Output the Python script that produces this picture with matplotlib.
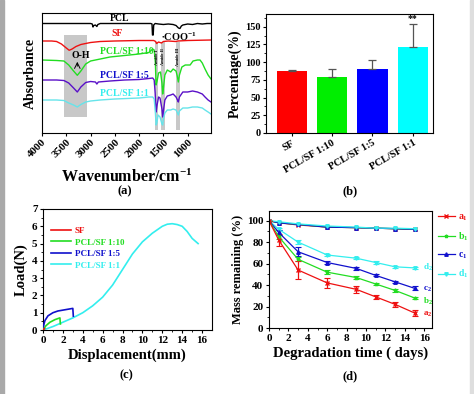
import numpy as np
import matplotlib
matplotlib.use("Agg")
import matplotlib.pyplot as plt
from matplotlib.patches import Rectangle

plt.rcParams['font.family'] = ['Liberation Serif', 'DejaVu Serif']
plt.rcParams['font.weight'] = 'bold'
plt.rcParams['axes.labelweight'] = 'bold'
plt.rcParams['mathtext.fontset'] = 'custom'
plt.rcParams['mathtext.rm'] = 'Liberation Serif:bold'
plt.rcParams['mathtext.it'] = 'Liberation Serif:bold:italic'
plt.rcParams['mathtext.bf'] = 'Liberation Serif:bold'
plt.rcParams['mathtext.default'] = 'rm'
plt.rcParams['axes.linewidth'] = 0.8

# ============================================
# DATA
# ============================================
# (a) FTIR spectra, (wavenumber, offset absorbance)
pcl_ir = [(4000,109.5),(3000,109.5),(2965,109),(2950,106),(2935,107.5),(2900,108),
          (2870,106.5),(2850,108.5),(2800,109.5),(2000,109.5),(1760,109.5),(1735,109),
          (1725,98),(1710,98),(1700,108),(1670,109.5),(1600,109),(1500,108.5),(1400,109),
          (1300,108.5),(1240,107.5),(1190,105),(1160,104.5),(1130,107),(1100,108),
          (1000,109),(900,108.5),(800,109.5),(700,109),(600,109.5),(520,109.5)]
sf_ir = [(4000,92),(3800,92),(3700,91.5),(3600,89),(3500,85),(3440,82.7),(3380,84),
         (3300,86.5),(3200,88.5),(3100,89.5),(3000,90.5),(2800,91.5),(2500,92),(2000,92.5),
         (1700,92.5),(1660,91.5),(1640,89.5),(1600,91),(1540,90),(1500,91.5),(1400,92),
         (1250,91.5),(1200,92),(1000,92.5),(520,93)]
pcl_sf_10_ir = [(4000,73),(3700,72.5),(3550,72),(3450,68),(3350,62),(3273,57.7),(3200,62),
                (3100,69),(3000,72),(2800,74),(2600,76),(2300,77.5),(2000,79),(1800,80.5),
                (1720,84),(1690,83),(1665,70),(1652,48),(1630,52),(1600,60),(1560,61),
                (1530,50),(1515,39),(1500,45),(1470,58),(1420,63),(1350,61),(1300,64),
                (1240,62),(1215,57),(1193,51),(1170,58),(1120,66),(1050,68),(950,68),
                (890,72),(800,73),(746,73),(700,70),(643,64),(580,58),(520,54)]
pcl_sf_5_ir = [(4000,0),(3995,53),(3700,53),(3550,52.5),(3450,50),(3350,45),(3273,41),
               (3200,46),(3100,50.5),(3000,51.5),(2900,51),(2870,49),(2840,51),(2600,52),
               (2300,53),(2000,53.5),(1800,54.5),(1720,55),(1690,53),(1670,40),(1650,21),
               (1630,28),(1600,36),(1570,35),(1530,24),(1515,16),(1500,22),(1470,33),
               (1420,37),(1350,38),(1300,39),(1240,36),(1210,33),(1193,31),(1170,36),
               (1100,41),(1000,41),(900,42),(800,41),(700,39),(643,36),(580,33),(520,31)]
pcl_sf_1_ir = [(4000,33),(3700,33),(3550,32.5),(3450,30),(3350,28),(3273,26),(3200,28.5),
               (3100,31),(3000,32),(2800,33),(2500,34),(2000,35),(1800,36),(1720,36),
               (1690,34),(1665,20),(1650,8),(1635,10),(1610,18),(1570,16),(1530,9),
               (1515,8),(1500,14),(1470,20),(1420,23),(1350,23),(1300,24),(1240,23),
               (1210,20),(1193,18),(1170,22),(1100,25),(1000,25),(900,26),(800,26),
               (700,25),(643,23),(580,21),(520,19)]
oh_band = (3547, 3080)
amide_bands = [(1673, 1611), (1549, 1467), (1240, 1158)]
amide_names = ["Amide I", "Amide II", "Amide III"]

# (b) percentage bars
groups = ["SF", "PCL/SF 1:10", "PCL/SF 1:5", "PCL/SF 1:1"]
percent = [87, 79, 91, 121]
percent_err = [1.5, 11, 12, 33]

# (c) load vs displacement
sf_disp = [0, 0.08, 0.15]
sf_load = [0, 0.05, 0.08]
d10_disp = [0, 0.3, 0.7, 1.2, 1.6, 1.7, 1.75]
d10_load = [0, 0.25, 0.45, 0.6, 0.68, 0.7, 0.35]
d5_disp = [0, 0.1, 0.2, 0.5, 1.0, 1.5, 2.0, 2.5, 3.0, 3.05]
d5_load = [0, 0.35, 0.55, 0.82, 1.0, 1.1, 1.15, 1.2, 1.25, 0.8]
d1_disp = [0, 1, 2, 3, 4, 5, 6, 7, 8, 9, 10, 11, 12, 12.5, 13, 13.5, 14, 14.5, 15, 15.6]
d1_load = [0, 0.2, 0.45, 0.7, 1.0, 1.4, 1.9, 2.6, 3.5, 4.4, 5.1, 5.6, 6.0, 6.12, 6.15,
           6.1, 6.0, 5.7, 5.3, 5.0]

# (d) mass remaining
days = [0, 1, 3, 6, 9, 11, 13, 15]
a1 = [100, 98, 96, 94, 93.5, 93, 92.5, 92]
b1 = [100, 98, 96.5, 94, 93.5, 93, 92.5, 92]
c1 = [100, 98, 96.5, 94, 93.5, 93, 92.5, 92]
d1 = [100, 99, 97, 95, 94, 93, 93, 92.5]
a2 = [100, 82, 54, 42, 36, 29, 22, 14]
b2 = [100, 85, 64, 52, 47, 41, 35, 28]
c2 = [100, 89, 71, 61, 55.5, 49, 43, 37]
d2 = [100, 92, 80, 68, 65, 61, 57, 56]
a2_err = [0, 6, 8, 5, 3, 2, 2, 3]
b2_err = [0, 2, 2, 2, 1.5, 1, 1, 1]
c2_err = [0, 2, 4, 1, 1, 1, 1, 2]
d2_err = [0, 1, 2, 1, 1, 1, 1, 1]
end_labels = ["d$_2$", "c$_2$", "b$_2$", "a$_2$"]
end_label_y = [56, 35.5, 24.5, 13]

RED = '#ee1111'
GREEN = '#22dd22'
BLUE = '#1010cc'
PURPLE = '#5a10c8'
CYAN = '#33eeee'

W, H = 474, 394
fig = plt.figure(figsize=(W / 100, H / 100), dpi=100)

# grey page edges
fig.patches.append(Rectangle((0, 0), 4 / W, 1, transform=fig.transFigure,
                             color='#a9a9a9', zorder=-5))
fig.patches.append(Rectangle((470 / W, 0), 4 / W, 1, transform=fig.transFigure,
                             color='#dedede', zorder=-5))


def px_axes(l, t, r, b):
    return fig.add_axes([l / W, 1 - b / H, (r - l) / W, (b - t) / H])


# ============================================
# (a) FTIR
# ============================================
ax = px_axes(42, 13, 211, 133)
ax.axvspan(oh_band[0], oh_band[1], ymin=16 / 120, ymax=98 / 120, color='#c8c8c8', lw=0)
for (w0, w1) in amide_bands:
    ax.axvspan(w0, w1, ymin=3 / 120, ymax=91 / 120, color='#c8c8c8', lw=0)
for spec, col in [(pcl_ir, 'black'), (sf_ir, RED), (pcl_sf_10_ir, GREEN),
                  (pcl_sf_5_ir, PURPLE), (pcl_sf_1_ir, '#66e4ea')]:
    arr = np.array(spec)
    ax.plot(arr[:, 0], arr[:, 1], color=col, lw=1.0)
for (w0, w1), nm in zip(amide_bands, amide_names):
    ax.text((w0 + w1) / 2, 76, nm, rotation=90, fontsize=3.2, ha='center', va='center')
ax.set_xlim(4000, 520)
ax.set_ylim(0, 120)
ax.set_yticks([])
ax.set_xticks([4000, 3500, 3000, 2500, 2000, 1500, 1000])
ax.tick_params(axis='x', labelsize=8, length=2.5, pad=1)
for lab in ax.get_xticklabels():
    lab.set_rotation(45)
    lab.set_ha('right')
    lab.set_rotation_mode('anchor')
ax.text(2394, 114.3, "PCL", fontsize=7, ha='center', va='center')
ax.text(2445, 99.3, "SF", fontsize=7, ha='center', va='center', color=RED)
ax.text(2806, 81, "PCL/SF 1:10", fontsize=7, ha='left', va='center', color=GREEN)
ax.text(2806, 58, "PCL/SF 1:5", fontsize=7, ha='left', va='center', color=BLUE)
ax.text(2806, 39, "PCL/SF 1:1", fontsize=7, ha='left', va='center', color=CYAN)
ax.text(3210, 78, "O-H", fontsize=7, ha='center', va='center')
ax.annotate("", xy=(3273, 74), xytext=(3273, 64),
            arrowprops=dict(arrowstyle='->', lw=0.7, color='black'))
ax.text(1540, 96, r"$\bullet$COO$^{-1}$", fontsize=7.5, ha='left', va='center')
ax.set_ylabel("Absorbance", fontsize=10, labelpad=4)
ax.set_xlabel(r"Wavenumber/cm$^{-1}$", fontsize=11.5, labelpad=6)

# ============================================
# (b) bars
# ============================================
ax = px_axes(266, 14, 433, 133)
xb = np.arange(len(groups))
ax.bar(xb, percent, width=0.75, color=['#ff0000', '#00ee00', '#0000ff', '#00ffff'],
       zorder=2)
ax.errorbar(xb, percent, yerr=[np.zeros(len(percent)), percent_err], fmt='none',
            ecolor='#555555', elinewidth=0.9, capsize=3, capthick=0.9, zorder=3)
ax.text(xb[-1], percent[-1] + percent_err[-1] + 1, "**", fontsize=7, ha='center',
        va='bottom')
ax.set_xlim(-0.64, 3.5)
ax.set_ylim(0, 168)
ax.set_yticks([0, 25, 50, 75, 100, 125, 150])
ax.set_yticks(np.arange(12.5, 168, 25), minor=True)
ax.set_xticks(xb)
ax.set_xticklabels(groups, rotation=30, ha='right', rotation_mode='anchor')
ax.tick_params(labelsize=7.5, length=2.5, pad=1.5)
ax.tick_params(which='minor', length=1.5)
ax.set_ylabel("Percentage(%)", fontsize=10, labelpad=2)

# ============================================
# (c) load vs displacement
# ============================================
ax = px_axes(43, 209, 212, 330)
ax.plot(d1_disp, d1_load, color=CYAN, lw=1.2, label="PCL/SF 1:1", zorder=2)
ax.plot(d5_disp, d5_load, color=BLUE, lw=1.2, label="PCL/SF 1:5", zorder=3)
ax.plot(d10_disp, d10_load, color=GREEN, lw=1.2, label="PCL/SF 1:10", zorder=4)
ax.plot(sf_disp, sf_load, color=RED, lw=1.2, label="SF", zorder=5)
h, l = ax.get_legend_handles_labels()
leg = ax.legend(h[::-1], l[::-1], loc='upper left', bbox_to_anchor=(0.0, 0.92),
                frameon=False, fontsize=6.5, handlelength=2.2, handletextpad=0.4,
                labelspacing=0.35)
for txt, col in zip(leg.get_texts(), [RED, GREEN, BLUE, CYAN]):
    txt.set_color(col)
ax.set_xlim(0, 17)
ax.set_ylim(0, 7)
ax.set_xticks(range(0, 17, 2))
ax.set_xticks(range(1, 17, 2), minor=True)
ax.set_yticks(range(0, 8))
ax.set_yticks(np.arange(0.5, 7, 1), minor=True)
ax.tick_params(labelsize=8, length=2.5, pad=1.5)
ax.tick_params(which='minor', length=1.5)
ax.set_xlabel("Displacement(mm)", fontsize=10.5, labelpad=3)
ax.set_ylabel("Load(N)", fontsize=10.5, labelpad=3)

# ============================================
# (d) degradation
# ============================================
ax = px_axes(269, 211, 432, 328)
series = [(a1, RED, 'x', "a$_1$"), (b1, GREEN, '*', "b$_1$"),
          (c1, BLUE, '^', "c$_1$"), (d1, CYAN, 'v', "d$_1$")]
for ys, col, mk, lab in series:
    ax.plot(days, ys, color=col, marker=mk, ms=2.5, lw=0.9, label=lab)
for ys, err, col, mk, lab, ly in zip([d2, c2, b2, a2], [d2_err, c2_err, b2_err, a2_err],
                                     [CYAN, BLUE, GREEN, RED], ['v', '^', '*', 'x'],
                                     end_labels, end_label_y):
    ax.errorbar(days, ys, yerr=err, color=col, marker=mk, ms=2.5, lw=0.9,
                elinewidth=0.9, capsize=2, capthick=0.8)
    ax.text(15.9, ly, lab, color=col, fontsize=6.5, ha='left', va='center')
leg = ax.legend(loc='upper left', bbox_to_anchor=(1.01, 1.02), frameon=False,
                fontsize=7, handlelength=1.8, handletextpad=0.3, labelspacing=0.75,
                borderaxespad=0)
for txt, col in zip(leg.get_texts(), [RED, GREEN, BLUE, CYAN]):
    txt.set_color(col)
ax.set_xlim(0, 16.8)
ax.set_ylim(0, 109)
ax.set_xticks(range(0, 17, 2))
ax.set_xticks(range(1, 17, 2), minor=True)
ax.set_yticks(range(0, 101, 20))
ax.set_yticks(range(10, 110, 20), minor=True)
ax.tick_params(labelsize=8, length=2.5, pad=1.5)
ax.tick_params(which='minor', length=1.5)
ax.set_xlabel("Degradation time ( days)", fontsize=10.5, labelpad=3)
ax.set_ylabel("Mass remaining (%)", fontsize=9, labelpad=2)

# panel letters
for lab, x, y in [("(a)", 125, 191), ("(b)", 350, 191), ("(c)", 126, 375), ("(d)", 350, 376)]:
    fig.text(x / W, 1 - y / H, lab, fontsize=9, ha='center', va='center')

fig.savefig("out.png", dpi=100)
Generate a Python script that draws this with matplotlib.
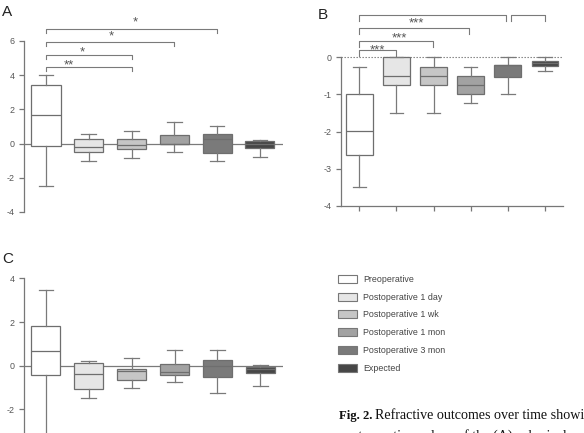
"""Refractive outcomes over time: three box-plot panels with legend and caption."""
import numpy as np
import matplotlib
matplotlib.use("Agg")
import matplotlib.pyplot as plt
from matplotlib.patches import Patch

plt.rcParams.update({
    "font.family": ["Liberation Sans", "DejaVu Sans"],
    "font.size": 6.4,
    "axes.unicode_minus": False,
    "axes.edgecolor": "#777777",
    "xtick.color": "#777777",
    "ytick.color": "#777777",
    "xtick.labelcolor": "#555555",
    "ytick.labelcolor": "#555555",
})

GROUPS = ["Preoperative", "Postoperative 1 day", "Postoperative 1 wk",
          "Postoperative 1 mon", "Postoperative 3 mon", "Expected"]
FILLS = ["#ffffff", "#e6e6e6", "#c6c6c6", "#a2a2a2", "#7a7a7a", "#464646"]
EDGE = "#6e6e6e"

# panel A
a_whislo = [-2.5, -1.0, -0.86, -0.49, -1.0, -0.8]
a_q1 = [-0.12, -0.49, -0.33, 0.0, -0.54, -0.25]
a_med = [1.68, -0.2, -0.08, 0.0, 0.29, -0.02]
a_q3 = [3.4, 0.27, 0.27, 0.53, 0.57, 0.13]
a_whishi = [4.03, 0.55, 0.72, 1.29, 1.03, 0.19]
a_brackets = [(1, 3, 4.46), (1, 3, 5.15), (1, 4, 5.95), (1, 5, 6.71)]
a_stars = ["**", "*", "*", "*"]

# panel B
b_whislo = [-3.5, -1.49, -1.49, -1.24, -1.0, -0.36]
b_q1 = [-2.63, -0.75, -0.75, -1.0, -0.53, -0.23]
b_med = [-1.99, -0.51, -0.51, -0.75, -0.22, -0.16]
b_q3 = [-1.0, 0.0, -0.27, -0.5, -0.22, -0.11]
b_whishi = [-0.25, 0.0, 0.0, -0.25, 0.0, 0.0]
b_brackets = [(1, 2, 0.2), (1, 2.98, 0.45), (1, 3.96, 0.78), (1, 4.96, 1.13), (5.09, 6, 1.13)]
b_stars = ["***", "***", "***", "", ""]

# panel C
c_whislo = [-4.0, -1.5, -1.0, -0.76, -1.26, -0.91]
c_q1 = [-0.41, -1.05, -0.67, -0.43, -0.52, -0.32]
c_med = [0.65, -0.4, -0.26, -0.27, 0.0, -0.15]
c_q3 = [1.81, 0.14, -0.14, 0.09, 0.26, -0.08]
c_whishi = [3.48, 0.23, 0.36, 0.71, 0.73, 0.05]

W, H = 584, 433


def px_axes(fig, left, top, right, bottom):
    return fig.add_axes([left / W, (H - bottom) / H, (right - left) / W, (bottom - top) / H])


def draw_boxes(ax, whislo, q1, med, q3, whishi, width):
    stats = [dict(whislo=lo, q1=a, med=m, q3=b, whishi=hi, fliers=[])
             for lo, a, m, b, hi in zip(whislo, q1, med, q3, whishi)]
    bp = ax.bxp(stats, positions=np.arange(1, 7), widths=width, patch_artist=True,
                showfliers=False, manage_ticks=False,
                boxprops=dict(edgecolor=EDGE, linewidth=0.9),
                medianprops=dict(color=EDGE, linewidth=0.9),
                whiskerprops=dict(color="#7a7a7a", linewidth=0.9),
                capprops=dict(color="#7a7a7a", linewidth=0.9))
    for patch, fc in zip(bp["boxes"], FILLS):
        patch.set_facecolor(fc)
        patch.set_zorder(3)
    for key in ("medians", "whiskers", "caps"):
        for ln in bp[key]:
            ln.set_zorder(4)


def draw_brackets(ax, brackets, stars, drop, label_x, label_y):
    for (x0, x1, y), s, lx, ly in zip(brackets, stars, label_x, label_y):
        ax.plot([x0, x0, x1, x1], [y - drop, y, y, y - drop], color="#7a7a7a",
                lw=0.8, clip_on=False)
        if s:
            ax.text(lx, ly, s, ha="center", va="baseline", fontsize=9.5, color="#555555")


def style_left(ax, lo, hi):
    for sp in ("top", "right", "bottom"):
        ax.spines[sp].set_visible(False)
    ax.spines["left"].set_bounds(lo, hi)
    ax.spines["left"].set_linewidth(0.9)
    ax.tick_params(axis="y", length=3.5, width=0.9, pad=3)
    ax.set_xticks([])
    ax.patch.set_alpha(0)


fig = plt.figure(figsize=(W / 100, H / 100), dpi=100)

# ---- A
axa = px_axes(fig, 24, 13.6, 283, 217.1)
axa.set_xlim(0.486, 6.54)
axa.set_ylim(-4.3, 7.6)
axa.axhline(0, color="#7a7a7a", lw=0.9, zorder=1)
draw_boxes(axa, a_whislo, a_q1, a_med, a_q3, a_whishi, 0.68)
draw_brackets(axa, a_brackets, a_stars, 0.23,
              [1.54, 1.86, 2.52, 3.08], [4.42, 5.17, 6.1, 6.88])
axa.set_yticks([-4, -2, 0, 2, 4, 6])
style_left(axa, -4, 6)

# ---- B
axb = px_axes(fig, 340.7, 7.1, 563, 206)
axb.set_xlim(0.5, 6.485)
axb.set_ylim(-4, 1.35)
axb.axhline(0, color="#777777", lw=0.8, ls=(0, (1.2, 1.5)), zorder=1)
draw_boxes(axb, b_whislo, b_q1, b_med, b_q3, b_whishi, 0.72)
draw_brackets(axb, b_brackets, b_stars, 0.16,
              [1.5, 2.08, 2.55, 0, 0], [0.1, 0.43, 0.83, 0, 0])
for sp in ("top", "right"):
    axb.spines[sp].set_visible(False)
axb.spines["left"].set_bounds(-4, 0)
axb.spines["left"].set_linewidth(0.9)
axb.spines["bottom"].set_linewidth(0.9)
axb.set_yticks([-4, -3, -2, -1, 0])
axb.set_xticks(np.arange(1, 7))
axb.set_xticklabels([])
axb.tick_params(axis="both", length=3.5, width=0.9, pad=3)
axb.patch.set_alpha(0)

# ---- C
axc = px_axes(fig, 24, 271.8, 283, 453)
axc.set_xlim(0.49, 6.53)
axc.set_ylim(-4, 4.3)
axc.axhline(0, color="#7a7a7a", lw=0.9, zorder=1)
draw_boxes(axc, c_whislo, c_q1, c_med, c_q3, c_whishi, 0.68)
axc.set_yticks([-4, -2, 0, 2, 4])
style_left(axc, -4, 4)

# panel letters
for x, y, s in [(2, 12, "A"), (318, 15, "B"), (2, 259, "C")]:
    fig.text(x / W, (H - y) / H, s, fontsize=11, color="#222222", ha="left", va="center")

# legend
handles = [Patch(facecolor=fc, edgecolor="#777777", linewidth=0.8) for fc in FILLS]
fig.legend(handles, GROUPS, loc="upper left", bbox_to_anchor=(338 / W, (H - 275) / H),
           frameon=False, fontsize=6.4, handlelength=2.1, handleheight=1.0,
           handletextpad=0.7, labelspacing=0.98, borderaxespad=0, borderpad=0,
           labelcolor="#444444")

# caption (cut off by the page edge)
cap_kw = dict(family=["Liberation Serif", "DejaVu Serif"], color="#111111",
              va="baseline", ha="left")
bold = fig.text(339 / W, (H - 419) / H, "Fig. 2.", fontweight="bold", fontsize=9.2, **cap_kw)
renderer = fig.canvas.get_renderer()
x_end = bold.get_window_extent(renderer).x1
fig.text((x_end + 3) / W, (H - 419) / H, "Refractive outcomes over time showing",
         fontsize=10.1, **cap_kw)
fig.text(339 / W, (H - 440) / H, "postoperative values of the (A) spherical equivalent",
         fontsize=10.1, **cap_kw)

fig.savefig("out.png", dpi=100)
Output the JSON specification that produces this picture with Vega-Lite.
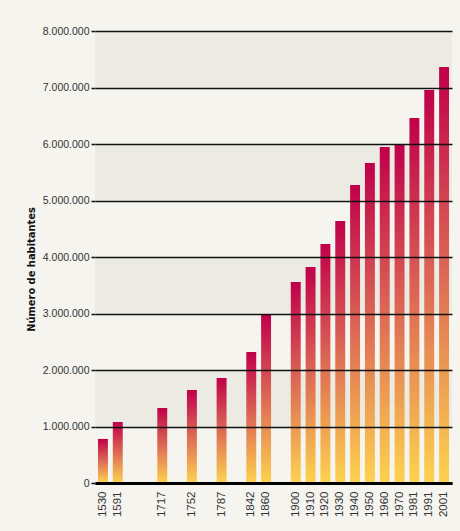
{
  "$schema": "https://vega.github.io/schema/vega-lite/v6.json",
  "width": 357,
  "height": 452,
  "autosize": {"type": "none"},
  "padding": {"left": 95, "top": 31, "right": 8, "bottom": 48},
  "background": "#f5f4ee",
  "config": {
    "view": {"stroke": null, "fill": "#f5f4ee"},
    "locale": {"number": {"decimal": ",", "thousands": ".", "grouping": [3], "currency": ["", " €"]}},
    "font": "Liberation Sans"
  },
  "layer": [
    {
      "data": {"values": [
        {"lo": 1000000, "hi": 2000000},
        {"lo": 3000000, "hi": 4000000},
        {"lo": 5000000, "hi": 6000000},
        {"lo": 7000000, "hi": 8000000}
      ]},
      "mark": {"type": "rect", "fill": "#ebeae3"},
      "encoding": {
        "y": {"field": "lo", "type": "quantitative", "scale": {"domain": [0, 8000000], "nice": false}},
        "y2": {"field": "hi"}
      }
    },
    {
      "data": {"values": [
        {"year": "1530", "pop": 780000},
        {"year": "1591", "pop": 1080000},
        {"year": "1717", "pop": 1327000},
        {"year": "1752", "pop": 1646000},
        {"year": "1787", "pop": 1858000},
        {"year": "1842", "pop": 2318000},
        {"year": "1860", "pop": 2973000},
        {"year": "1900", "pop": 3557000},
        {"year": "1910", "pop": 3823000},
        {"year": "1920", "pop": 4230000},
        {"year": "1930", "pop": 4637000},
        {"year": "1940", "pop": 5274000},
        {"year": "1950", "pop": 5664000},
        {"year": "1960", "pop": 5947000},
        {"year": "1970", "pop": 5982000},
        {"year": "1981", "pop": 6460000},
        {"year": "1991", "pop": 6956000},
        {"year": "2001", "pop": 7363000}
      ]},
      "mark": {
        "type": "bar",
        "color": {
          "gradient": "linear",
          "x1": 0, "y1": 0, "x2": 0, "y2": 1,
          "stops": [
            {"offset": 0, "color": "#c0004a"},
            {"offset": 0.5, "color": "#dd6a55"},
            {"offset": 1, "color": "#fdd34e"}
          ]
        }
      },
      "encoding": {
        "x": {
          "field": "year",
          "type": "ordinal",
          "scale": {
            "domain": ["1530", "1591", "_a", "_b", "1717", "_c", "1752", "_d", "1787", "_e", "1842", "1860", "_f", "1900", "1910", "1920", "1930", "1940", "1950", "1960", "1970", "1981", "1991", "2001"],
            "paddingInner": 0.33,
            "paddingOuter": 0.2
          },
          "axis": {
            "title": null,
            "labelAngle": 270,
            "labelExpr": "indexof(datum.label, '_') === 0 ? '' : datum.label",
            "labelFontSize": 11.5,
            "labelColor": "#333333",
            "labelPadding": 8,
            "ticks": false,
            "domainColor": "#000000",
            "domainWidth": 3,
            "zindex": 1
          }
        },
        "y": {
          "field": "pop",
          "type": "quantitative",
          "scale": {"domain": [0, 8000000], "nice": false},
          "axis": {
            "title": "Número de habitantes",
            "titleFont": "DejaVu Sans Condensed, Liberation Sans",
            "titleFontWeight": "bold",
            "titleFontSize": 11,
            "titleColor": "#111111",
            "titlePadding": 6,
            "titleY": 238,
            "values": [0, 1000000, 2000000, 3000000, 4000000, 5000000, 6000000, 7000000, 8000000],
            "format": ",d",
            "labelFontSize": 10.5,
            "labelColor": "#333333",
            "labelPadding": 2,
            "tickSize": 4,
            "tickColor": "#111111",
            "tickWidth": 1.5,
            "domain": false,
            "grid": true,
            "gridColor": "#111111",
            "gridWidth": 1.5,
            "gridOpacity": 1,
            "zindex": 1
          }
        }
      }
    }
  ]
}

*Requirement:* Which lines contain "this"? Show each of them.

*Written response:*
Output the Python script that produces this picture with matplotlib.
Generate a Python script that draws this with matplotlib.
Output the JSON specification that produces this picture with Vega-Lite.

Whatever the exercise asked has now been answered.